Question

$$(\frac {1}{3}a^{2}+a-5)+(\frac {2}{3}a^{2}-a)-(a^{2}-3a+1)$$

Answer

**step1** Understanding the expression and simplifying parentheses

The problem asks us to combine several groups of terms. The expression is: $$(\frac {1}{3}a^{2}+a-5)+(\frac {2}{3}a^{2}-a)-(a^{2}-3a+1)$$
First, we need to remove the parentheses.
When there is a plus sign before parentheses, the terms inside the parentheses remain the same:
$$+(\frac {2}{3}a^{2}-a) = +\frac {2}{3}a^{2}-a$$
When there is a minus sign before parentheses, we change the sign of each term inside the parentheses (for example, a plus becomes a minus, and a minus becomes a plus):
$$-(a^{2}-3a+1) = -a^{2}-(-3a)-(+1) = -a^{2}+3a-1$$
So, the entire expression can be written without parentheses as:
$$\frac {1}{3}a^{2}+a-5+\frac {2}{3}a^{2}-a-a^{2}+3a-1$$

**step2** Identifying and grouping similar terms

Next, we will group terms that are alike. We can think of terms with '$$a^{2}$$' as one type of item, terms with '$$a$$' as another type of item, and numbers without any '$$a$$' as a third type (these are called constant numbers).
Let's list them by their types:
Terms with $$a^{2}$$: $$\frac {1}{3}a^{2}$$, $$+\frac {2}{3}a^{2}$$, $$-a^{2}$$
Terms with $$a$$: $$+a$$, $$-a$$, $$+3a$$
Constant numbers: $$-5$$, $$-1$$

**step3** Combining the $$a^{2}$$ terms

Now we will combine all the terms that have $$a^{2}$$.
We have: $$\frac {1}{3}a^{2} + \frac {2}{3}a^{2} - a^{2}$$
We can think of this as adding and subtracting fractions and whole numbers that are multiplied by '$$a^{2}$$'.
First, add the positive fractions: $$\frac {1}{3} + \frac {2}{3} = \frac {1+2}{3} = \frac {3}{3} = 1$$
So, $$\frac {1}{3}a^{2} + \frac {2}{3}a^{2} = 1a^{2}$$ (which is the same as $$a^{2}$$).
Then, we subtract the last $$a^{2}$$ term: $$1a^{2} - 1a^{2} = 0a^{2}$$
This means the $$a^{2}$$ terms cancel each other out, resulting in $$0$$.

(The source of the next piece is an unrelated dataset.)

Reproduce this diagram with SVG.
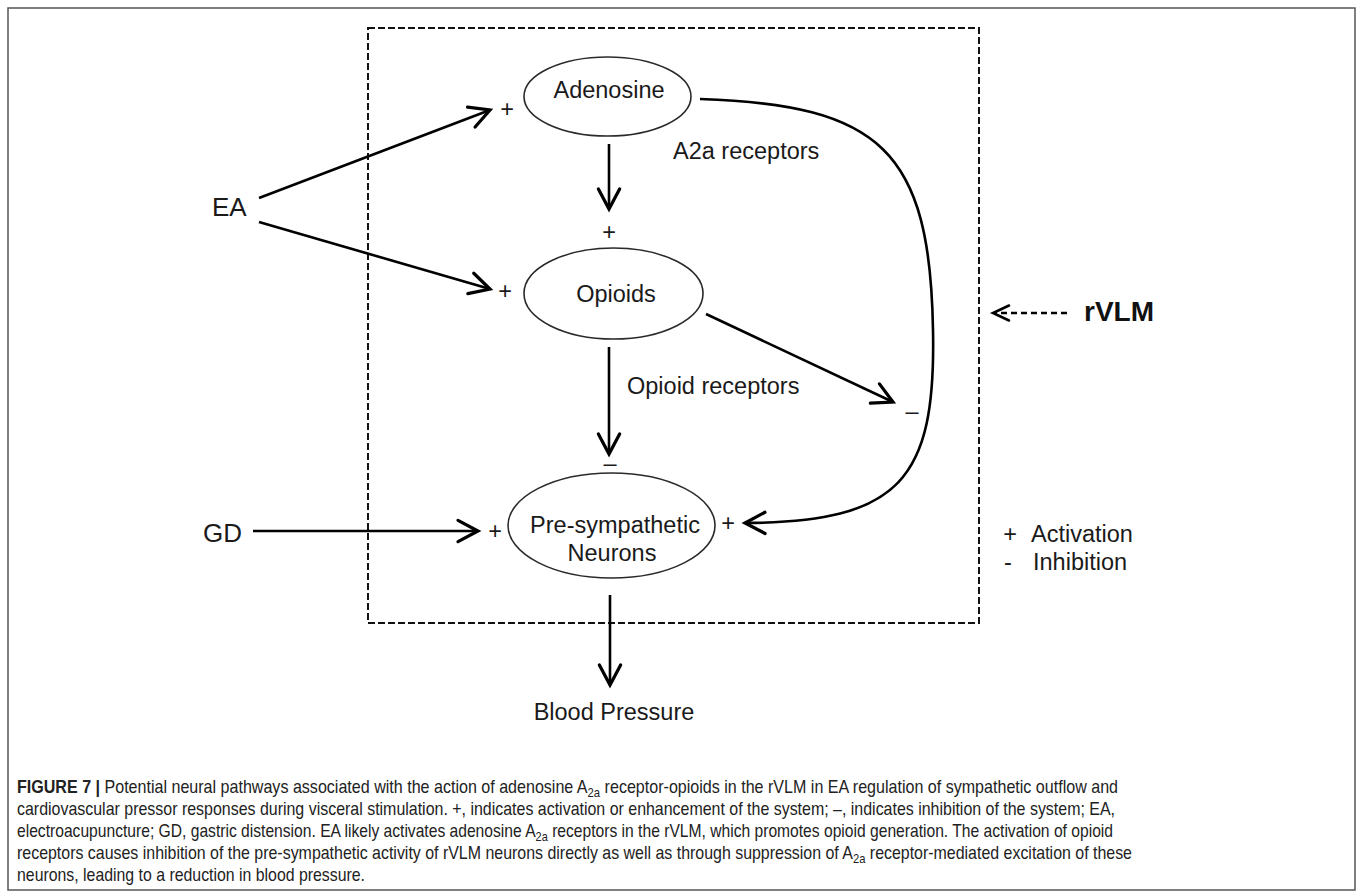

**step4** Combining the $$a$$ terms

Next, we will combine all the terms that have $$a$$.
We have: $$+a - a + 3a$$
We can think of this as adding and subtracting units of '$$a$$'.
First, add and subtract the first two terms: $$+a - a = 0a$$ (which is the same as $$0$$).
Then, add the last term: $$0 + 3a = 3a$$
So, the combined $$a$$ terms are $$3a$$.

**step5** Combining the constant terms

Finally, we will combine the constant numbers (terms without '$$a$$').
We have: $$-5 - 1$$
When we have two negative numbers, we add their absolute values and keep the negative sign. This means taking away 5 units, and then taking away 1 more unit.
$$5 + 1 = 6$$
Since both numbers were negative, the result is also negative: $$-5 - 1 = -6$$.
So, the combined constant terms are $$-6$$.

**step6** Writing the final simplified expression

Now, we put all the combined terms together to get the final simplified expression.
From step 3, the $$a^{2}$$ terms combined to $$0$$.
From step 4, the $$a$$ terms combined to $$3a$$.
From step 5, the constant terms combined to $$-6$$.
So, the simplified expression is $$0 + 3a - 6$$, which can be written as $$3a - 6$$.